Beirut and electricity: a flickering relationship  
Asli Altinisik (American University of Beirut)

Paper short abstract:

Electricity cuts in Beirut may add up to more than three hours per day, and are only partially scheduled. This paper examines Beirutis' relationship with electricity as a source of energy.

Paper long abstract:

Every three hours between 9:00 and 21:00, electricity in Beirut is cut for an uncertain period of time. This daily on-and-off relationship has immediate and material consequences: electric appliances run their course of life faster and constant reliance on energy generators pressures the economy as well as the environment.

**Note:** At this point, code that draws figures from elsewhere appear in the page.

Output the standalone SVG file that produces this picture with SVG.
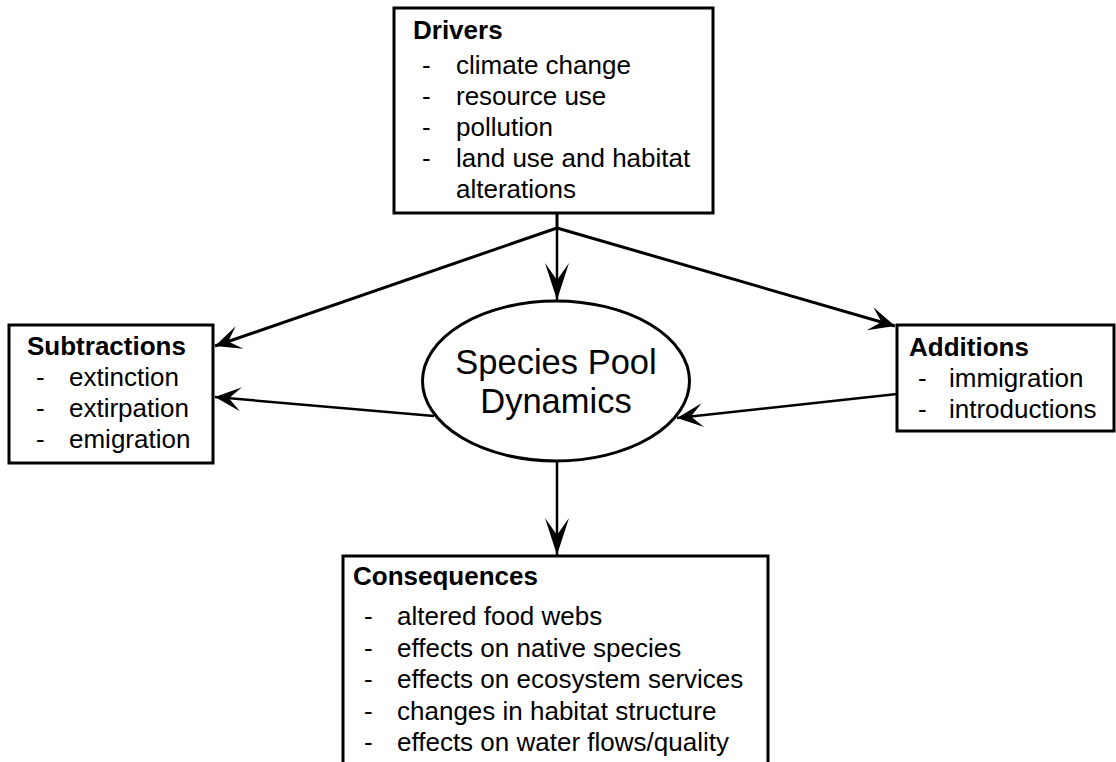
<svg xmlns="http://www.w3.org/2000/svg" width="1116" height="762" viewBox="0 0 1116 762">
  <style>
    .box { fill: #ffffff; stroke: #000000; stroke-width: 3; }
    .t { font-family: "Liberation Sans", Arial, sans-serif; font-size: 26px; fill: #000000; }
    .h { font-family: "Liberation Sans", Arial, sans-serif; font-size: 26px; font-weight: bold; fill: #000000; }
    .c { font-family: "Liberation Sans", Arial, sans-serif; font-size: 34.5px; fill: #000000; text-anchor: middle; }
    .ln { fill: none; stroke: #000000; stroke-width: 3; }
    .ln2 { fill: none; stroke: #000000; stroke-width: 2.5; }
  </style>
  <defs>
    <marker id="arrLong" markerUnits="userSpaceOnUse" markerWidth="40" markerHeight="30" viewBox="-38 -13 40 26" refX="0" refY="0" orient="auto">
      <path d="M0,0 L-37,-12 L-20,0 L-37,12 Z" fill="#000000"/>
    </marker>
    <marker id="arrShort" markerUnits="userSpaceOnUse" markerWidth="30" markerHeight="30" viewBox="-28 -13 30 26" refX="0" refY="0" orient="auto">
      <path d="M0,0 L-26,-12 L-14,0 L-26,12 Z" fill="#000000"/>
    </marker>
  </defs>

  <rect width="1116" height="762" fill="#ffffff"/>

  <g id="connectors">
    <line class="ln" x1="557" y1="213" x2="557" y2="228"/>
    <line class="ln2" x1="557" y1="228" x2="557" y2="300" marker-end="url(#arrLong)"/>
    <line class="ln" x1="557" y1="228" x2="215" y2="346" marker-end="url(#arrShort)"/>
    <line class="ln" x1="557" y1="228" x2="895" y2="326" marker-end="url(#arrShort)"/>
    <line class="ln2" x1="434" y1="416" x2="215" y2="397" marker-end="url(#arrShort)"/>
    <line class="ln2" x1="897" y1="394" x2="677" y2="418" marker-end="url(#arrShort)"/>
    <line class="ln2" x1="557" y1="461" x2="557" y2="555" marker-end="url(#arrLong)"/>
  </g>

  <g id="drivers">
    <rect class="box" x="394" y="8" width="319" height="205"/>
    <text class="h" x="413" y="39">Drivers</text>
    <text class="t" x="422" y="74">-</text>
    <text class="t" x="456" y="74">climate change</text>
    <text class="t" x="422" y="105">-</text>
    <text class="t" x="456" y="105">resource use</text>
    <text class="t" x="422" y="136">-</text>
    <text class="t" x="456" y="136">pollution</text>
    <text class="t" x="422" y="167">-</text>
    <text class="t" x="456" y="167">land use and habitat</text>
    <text class="t" x="456" y="198">alterations</text>
  </g>

  <g id="subtractions">
    <rect class="box" x="9" y="325" width="204" height="138"/>
    <text class="h" x="27" y="355">Subtractions</text>
    <text class="t" x="36" y="386">-</text>
    <text class="t" x="69" y="386">extinction</text>
    <text class="t" x="36" y="417">-</text>
    <text class="t" x="69" y="417">extirpation</text>
    <text class="t" x="36" y="448">-</text>
    <text class="t" x="69" y="448">emigration</text>
  </g>

  <g id="additions">
    <rect class="box" x="897" y="325" width="217" height="106"/>
    <text class="h" x="909" y="356">Additions</text>
    <text class="t" x="918" y="387">-</text>
    <text class="t" x="949" y="387">immigration</text>
    <text class="t" x="918" y="418">-</text>
    <text class="t" x="949" y="418">introductions</text>
  </g>

  <g id="species-pool">
    <ellipse class="box" cx="556" cy="381" rx="133.5" ry="80"/>
    <text class="c" x="556" y="374">Species Pool</text>
    <text class="c" x="556" y="413">Dynamics</text>
  </g>

  <g id="consequences">
    <rect class="box" x="343" y="556" width="425" height="220"/>
    <text class="h" x="353" y="585">Consequences</text>
    <text class="t" x="364" y="625">-</text>
    <text class="t" x="397" y="625">altered food webs</text>
    <text class="t" x="364" y="656.5">-</text>
    <text class="t" x="397" y="656.5">effects on native species</text>
    <text class="t" x="364" y="688">-</text>
    <text class="t" x="397" y="688">effects on ecosystem services</text>
    <text class="t" x="364" y="719.5">-</text>
    <text class="t" x="397" y="719.5">changes in habitat structure</text>
    <text class="t" x="364" y="751">-</text>
    <text class="t" x="397" y="751">effects on water flows/quality</text>
  </g>
</svg>
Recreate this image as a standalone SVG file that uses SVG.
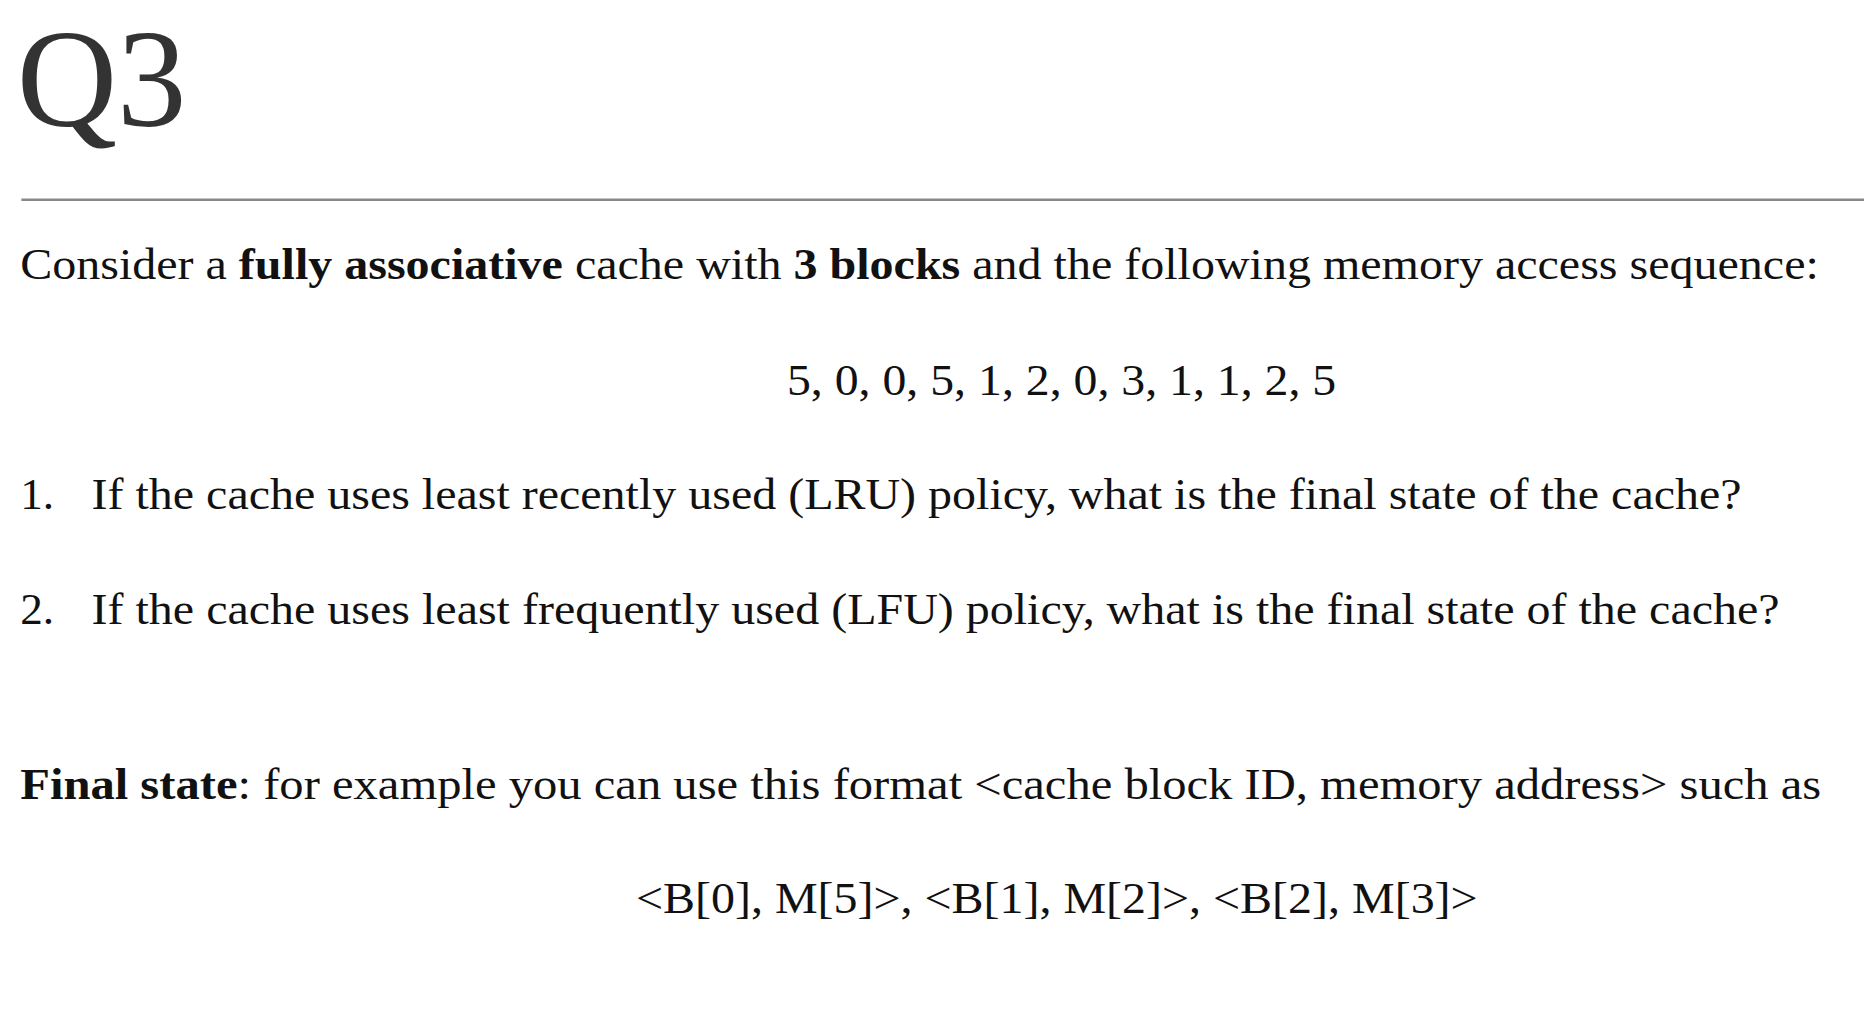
<svg xmlns="http://www.w3.org/2000/svg" width="1864" height="1016" viewBox="0 0 1864 1016">
<style>
text{font-family:"Liberation Serif","Times New Roman",serif;fill:#111;}
.b{font-weight:bold;}
.t{font-size:38px;}
</style>
<rect width="1864" height="1016" fill="#fff"/>
<g transform="scale(1.18878)">
<g id="title"><text x="14" y="106" style="font-size:117px;fill:#333">Q3</text></g>
<line x1="18" y1="168" x2="1568" y2="168" stroke="#888" stroke-width="2"/>
<g id="intro"><text class="t" x="17" y="235" textLength="1513" lengthAdjust="spacingAndGlyphs">Consider a <tspan class="b">fully associative</tspan> cache with <tspan class="b">3 blocks</tspan> and the following memory access sequence:</text></g>
<g id="seq"><text class="t" x="662" y="332" textLength="462" lengthAdjust="spacingAndGlyphs">5, 0, 0, 5, 1, 2, 0, 3, 1, 1, 2, 5</text></g>
<g id="q1"><text class="t" x="17" y="428">1.</text><text class="t" x="77" y="428" textLength="1388" lengthAdjust="spacingAndGlyphs">If the cache uses least recently used (LRU) policy, what is the final state of the cache?</text></g>
<g id="q2"><text class="t" x="17" y="525">2.</text><text class="t" x="77" y="525" textLength="1420" lengthAdjust="spacingAndGlyphs">If the cache uses least frequently used (LFU) policy, what is the final state of the cache?</text></g>
<g id="final"><text class="t" x="17" y="672" textLength="1515" lengthAdjust="spacingAndGlyphs"><tspan class="b">Final state</tspan>:  for example you can use this format &lt;cache block ID, memory address&gt;  such as</text></g>
<g id="example"><text class="t" x="535" y="768" textLength="708" lengthAdjust="spacingAndGlyphs">&lt;B[0], M[5]&gt;, &lt;B[1], M[2]&gt;, &lt;B[2], M[3]&gt;</text></g>
</g>
</svg>
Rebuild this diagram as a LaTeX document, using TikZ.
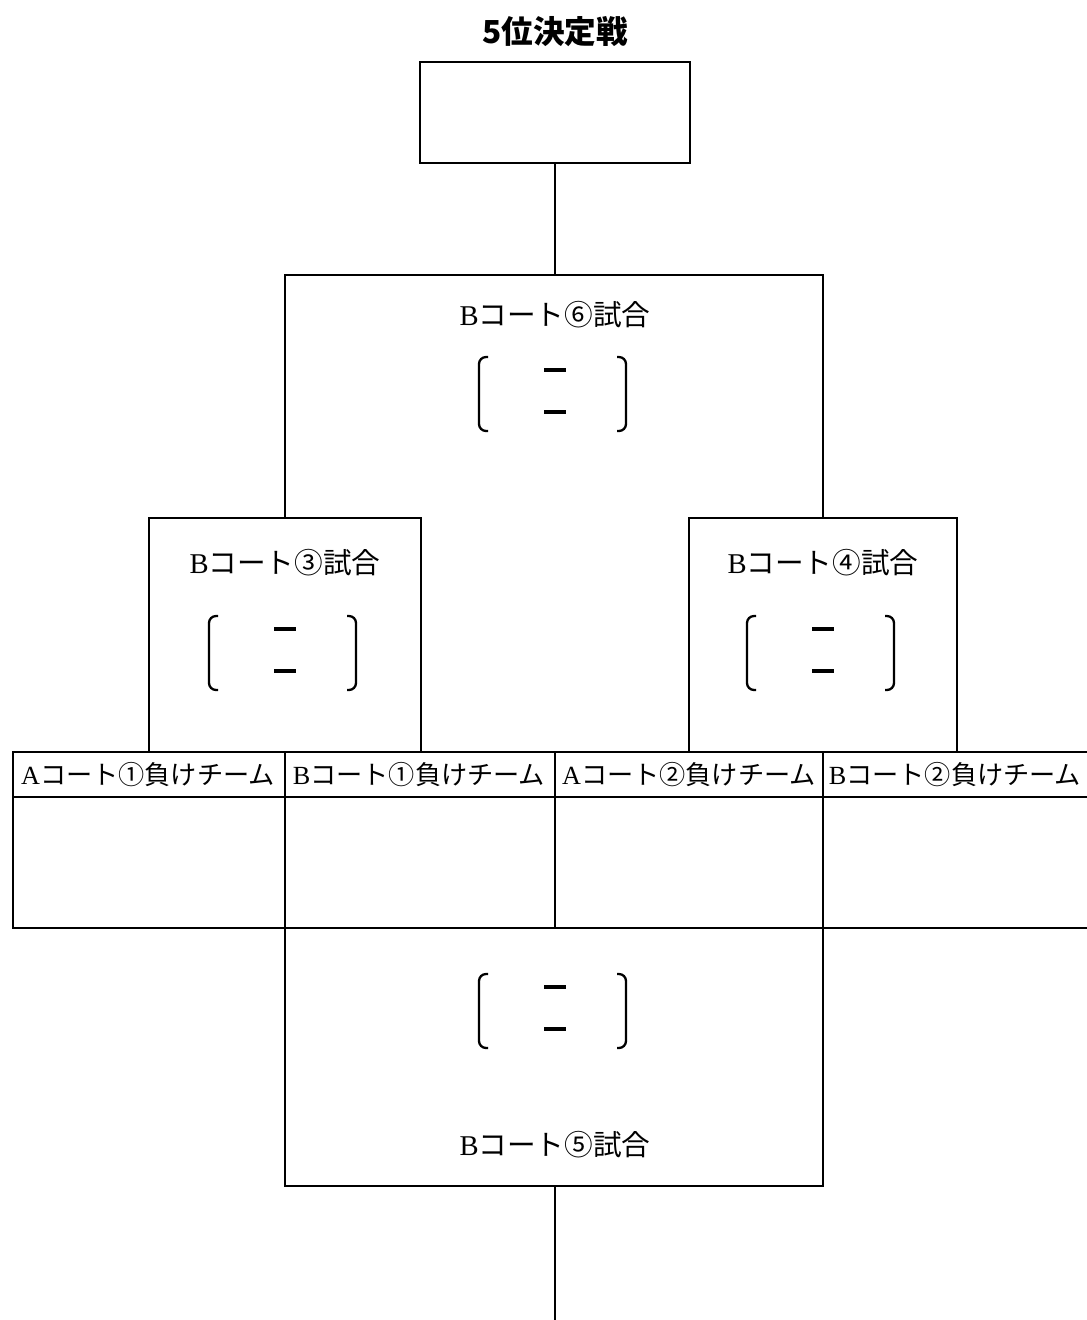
\documentclass[tikz,border=0pt]{standalone}
\usepackage{fontspec}
\setmainfont{Liberation Serif}
\newfontfamily\jpfont{Noto Sans CJK JP}
\usetikzlibrary{positioning}
\tikzset{%
	frame/.style    = {line width=1.4pt},
	title/.style    = {font=\jpfont\bfseries\fontsize{18}{20}\selectfont, inner sep=0pt},
	match/.style    = {font=\fontsize{16.3}{18}\selectfont, inner sep=0pt},
	team/.style     = {font=\fontsize{14.9}{17}\selectfont, inner sep=0pt},
	bracket/.style  = {line width=1.3pt, rounded corners=4pt},
	score/.style    = {line width=1.8pt},
}
% score brackets, centred on the dashes
\newcommand{\scoremarks}[1]{%
	\begin{scope}[shift={#1}]
		\draw[bracket] (-67,-37) -- (-76,-37) -- (-76,37) -- (-67,37);
		\draw[bracket] (62,-37) -- (71,-37) -- (71,37) -- (62,37);
		\draw[score] (-11,-24) -- (11,-24);
		\draw[score] (-11,18) -- (11,18);
	\end{scope}}

\begin{document}
\begin{tikzpicture}[x=0.02cm,y=-0.02cm]
	\useasboundingbox (0,0) rectangle (1087,1320);
	\node[title] (head) at (555,32) {5位決定戦};

	% final box and line to the semi-final
	\node[frame,draw,minimum width=5.4cm,minimum height=2.02cm] (final) at (555,112.5) {};
	\coordinate (semitop) at (555,275);
	\draw[frame] (final.south) -- (semitop);

	% B6 match
	\draw[frame] (285,518) |- (823,275) -- (823,518);
	\node[match] (m6) at (555,315) {B\jpfont コート⑥試合};
	\scoremarks{(555,394)}

	% B3 and B4 matches
	\draw[frame] (149,752) |- (421,518) -- (421,752);
	\node[match] (m3) at (285,563) {B\jpfont コート③試合};
	\scoremarks{(285,653)}

	\draw[frame] (689,752) |- (957,518) -- (957,752);
	\node[match] (m4) at (823,563) {B\jpfont コート④試合};
	\scoremarks{(823,653)}

	% teams
	\draw[frame] (1087,752) -| (13,928) -- (1087,928);
	\draw[frame] (13,797) -- (1087,797);
	\foreach \x in {285,555,823}
		\draw[frame] (\x,752) -- (\x,928);
	\node[team] (t1) at (148,775) {A\jpfont コート①負けチーム};
	\node[team] (t2) at (419,775) {B\jpfont コート①負けチーム};
	\node[team] (t3) at (689,775) {A\jpfont コート②負けチーム};
	\node[team] (t4) at (955,775) {B\jpfont コート②負けチーム};

	% B5 match
	\draw[frame] (285,928) |- (823,1186) -- (823,928);
	\scoremarks{(555,1011)}
	\node[match] (m5) at (555,1145) {B\jpfont コート⑤試合};
	\coordinate (bottom) at (555,1320);
	\draw[frame] (555,1186) -- (bottom);
\end{tikzpicture}
\end{document}
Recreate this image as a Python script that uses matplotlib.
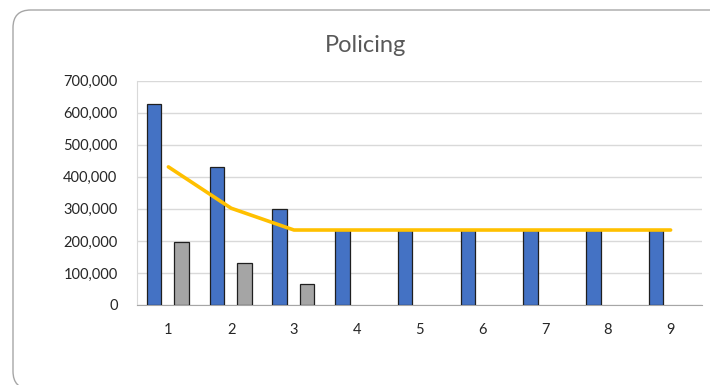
import numpy as np
import matplotlib
matplotlib.use("Agg")
from matplotlib import pyplot as plt
from matplotlib.patches import FancyBboxPatch
from matplotlib.ticker import FuncFormatter

categories = [1, 2, 3, 4, 5, 6, 7, 8, 9]
blue_vals = [627000, 431000, 301000, 233000, 233000, 233000, 233000, 233000, 233000]
grey_vals = [196000, 131000, 66000, 0, 0, 0, 0, 0, 0]
line_vals = [431000, 302000, 234000, 234000, 234000, 234000, 234000, 234000, 234000]
title = "Policing"

plt.rcParams['font.family'] = ['Lato', 'DejaVu Sans']

fig = plt.figure(figsize=(7.1, 3.85), dpi=100)

# rounded chart border, runs off the right and bottom edge
border = FancyBboxPatch((13 / 710, -4 / 385), 1.3, 1 - 6 / 385,
                        boxstyle="round,pad=0,rounding_size=0.025",
                        transform=fig.transFigure, facecolor='white',
                        edgecolor='#a6a6a6', linewidth=1.0,
                        mutation_aspect=710 / 385, zorder=0)
fig.patches.append(border)

ax = fig.add_axes([137 / 710, 0.2078, (702 - 137) / 710, 0.5826])
ax.set_zorder(2)
ax.set_facecolor('none')

x = np.arange(len(categories))
w = 0.23
ax.bar(x - 0.23, blue_vals, width=w, color='#4472C4', edgecolor='#1f1f1f',
       linewidth=0.9, zorder=3)
grey_x = [xi + 0.21 for xi, v in zip(x, grey_vals) if v > 0]
ax.bar(grey_x, [v for v in grey_vals if v > 0], width=w, color='#A5A5A5',
       edgecolor='#1f1f1f', linewidth=0.9, zorder=3)
ax.plot(x, line_vals, color='#FFC000', linewidth=2.6, solid_capstyle='round',
        solid_joinstyle='round', zorder=4)

ax.set_xlim(-0.5, len(categories) - 0.5)
ax.set_ylim(0, 700000)
ax.set_yticks(np.arange(0, 700001, 100000))
ax.yaxis.set_major_formatter(FuncFormatter(lambda v, p: f"{int(v):,}"))
ax.set_xticks(x)
ax.set_xticklabels([str(c) for c in categories])
ax.grid(axis='y', color='#d9d9d9', linewidth=1.0, zorder=0)
ax.tick_params(length=0, labelsize=10.5, colors='#262626')
ax.tick_params(axis='x', pad=13)
ax.tick_params(axis='y', pad=14)
for s in ['top', 'right']:
    ax.spines[s].set_visible(False)
ax.spines['left'].set_color('#d9d9d9')
ax.spines['bottom'].set_color('#a6a6a6')

fig.text(366 / 710, 1 - 45 / 385, title, ha='center', va='center',
         fontsize=17, color='#595959', zorder=3)

fig.savefig('out.png', dpi=100)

Creative responses have emerged at the face of this predicament, such as the mobile application that estimates the timings of electricity cuts and notifies the users. These and other material consequences of erratic electricity supply are compounded by heightened intellectual and emotional judgments, for instance a disbelief in the government in fulfilling its primary responsibilities. Infrastructure, and consequently electricity, is considered to be the most available in urban centers. Lebanon presents a counterintuitive case where the capital city has less consistent access to electricity than some other cities; the most central neighborhoods of Beirut experience power cuts the most. To cope with this, individuals and institutions mobilize extra resources to stay connected to the grid. An inexorable pursuit of electric energy suggests a normalization of electricity in urban daily life. How is electricity taken for granted in Beirut? What are the everyday manifestations of this internalization? Based on interviews with residents of Beirut, this paper will offer non-hierarchizing glimpses of the interplay between a society and electricity.